Business and Financial Law

Why Dougherty v. Salt is a Landmark Contract Case

A foundational contract law case involving a promissory note reveals the critical difference between a legally enforceable bargain and an unenforceable gift.

Dougherty v. Salt is a foundational case in American contract law, frequently appearing in the curriculum for first-year law students. Its significance lies in its clear illustration of the requirement of consideration to form an enforceable contract. The case provides a straightforward example of how courts distinguish between a legally binding promise and an unenforceable gift.

Factual Background of the Dispute

The case originated from a family relationship between a young boy, Charley Dougherty, and his aunt. During a visit, the aunt expressed a desire to take care of her nephew and decided to give him a promissory note for $3,000. She had the boy’s guardian draft the note on a printed form that included the standard legal phrase “value received.” The note was made payable to Charley upon her death or sooner.

After the aunt signed the document, she handed it to her eight-year-old nephew. Following her death, the executor of her estate, Salt, refused to pay the $3,000 promised in the note. This refusal led to a lawsuit to enforce the promise, with the core dispute being whether the note represented a binding legal obligation or merely a promise of a future gift.

The Legal Question of Consideration

At the heart of this case is the legal doctrine of consideration, a necessary element for a valid contract. Consideration is best understood as a “bargained-for exchange” between the parties involved. This means that each side must provide something of legal value to the other, whether it is a promise to do something, the performance of an act, or an agreement to refrain from doing something.

A promise made purely out of love and affection does not satisfy the requirement of consideration. A promise to make a gift in the future, known as a gratuitous promise, also lacks the bargained-for exchange needed to form a contract, as the law enforces bargains, not bare promises.

The Court’s Analysis and Ruling

The court, led by Judge Benjamin Cardozo, applied the doctrine of consideration to the facts presented. The analysis focused on whether the young boy, Charley, had given anything of value in exchange for his aunt’s promise of $3,000. The testimony from the boy’s own guardian revealed that the aunt’s motive was benevolence; she was “conferring a bounty,” not paying a debt.

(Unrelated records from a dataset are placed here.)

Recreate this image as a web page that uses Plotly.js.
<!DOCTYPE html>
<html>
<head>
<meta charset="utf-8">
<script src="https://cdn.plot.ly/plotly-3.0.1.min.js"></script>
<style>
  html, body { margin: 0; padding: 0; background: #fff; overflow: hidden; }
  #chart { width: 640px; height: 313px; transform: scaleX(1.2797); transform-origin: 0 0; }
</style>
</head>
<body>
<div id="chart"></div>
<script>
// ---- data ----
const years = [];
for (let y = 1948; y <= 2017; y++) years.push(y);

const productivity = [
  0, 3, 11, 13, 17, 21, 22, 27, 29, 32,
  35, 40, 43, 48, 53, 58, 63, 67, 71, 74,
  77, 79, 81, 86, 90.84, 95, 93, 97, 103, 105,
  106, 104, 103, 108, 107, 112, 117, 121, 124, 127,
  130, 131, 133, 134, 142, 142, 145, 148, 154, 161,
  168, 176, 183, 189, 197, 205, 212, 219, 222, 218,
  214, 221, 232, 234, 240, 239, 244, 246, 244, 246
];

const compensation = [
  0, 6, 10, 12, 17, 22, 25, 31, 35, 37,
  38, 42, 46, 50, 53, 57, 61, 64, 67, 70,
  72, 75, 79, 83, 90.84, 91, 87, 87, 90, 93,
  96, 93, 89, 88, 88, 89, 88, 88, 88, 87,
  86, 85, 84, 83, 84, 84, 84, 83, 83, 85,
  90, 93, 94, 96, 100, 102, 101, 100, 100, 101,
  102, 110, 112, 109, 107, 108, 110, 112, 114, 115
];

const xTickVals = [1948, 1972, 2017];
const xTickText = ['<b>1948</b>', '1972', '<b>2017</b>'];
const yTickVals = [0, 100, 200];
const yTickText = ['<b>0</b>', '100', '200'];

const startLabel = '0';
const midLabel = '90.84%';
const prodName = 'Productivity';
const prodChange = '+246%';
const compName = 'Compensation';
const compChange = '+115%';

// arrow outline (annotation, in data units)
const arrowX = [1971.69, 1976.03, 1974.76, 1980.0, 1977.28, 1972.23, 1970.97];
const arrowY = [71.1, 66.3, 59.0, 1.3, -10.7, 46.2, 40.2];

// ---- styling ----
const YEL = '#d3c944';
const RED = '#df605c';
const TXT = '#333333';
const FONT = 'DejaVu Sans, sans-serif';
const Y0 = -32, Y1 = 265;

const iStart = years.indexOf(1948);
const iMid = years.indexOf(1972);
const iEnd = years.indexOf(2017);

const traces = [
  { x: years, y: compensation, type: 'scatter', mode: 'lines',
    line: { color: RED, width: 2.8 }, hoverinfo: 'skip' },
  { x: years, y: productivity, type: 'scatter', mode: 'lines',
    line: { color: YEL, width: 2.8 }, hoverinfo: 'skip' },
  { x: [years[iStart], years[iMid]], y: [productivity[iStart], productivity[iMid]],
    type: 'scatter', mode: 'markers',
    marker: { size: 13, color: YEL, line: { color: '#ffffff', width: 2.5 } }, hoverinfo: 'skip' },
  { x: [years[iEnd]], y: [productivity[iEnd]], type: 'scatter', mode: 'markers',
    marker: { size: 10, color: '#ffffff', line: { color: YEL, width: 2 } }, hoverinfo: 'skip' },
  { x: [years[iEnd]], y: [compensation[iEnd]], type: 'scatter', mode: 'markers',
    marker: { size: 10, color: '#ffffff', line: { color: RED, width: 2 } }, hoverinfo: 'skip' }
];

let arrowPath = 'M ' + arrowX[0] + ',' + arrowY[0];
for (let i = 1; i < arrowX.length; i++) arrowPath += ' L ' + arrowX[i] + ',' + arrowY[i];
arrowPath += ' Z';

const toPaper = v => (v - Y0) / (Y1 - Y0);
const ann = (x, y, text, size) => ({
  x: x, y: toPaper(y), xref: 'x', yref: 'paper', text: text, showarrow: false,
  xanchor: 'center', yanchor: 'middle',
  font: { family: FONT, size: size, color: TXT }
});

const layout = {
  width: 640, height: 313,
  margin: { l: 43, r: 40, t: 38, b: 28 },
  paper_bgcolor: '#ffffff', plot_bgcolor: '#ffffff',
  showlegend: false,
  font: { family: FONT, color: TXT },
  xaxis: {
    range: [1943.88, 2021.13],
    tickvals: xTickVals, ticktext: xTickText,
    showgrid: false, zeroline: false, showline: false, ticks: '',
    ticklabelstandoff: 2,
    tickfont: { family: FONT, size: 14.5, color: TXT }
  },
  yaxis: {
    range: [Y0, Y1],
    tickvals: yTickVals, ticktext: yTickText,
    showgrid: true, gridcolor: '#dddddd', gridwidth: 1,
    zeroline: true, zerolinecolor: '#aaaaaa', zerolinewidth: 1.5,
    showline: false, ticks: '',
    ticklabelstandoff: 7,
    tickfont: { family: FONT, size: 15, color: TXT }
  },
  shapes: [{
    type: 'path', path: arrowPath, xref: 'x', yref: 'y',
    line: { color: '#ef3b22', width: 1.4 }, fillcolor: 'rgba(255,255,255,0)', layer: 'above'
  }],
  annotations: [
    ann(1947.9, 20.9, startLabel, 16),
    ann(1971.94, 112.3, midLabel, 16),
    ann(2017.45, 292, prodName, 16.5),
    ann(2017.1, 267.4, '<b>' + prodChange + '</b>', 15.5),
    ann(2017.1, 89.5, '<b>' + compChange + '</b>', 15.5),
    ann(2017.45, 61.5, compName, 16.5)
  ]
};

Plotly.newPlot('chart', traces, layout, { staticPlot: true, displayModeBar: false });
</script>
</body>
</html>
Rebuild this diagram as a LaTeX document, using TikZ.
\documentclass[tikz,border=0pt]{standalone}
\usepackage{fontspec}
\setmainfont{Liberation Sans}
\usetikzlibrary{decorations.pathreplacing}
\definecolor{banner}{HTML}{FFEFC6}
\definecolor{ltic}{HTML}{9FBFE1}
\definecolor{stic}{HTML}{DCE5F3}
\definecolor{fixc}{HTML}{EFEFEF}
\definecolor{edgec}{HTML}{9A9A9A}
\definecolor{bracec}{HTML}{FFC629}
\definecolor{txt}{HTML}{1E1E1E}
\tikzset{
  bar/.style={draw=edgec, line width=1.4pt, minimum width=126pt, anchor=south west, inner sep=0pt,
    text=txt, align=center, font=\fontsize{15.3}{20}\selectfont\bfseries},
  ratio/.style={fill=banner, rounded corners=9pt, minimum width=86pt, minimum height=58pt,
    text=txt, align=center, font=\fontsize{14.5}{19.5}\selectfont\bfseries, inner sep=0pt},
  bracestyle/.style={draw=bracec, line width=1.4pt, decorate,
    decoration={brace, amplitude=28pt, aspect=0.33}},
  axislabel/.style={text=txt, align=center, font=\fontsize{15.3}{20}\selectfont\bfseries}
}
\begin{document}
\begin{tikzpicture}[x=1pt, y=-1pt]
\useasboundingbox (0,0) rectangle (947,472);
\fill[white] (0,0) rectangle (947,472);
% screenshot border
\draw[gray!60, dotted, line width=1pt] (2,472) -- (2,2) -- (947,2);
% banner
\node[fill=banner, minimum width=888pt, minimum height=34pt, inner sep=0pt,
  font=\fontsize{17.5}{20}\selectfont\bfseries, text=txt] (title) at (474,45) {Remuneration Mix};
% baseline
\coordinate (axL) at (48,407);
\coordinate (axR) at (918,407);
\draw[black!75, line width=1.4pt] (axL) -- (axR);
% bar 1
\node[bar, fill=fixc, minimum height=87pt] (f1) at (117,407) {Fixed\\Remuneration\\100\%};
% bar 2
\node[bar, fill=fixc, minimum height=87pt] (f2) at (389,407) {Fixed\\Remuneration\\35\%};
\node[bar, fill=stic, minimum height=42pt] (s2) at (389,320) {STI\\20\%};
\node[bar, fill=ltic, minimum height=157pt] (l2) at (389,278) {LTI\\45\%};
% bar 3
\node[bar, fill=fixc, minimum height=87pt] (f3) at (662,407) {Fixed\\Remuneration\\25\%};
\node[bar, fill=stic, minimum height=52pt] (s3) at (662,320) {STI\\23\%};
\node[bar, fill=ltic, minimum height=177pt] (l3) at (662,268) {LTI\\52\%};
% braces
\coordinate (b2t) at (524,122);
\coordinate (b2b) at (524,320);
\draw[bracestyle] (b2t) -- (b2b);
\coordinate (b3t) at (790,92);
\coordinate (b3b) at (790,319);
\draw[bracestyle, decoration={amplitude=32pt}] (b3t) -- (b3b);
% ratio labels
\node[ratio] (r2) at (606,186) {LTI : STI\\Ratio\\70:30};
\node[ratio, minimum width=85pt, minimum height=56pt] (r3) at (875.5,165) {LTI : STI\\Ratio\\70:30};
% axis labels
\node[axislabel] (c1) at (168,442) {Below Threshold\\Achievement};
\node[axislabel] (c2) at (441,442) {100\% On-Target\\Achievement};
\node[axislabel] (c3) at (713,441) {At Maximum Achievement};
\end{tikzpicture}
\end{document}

Judge Cardozo’s opinion directly addressed the phrase “value received” printed on the note. He reasoned that while these words might typically imply that consideration was given, the facts of the case proved otherwise. The testimony from the plaintiff’s own witness explained the true origin of the promise, demonstrating that the boy had not provided any service or item in return for the note.

The court found that the transaction was a gift and not a contract because the aunt’s promise was not induced by anything given or promised by her nephew. Therefore, the court held that the promissory note was not a legally binding contract but an unenforceable promise to make a future gift.

The Precedent Set by Dougherty v. Salt

The ruling in Dougherty v. Salt (1919) established a clear and lasting legal precedent. The case dictates that a promise, even when formally written on a promissory note, is not legally enforceable without valid consideration. It clarifies that good intentions or feelings of affection are not substitutes for the bargained-for exchange required to form a contract. The case also underscores the principle that the substance of a transaction, rather than its form, determines its legal effect.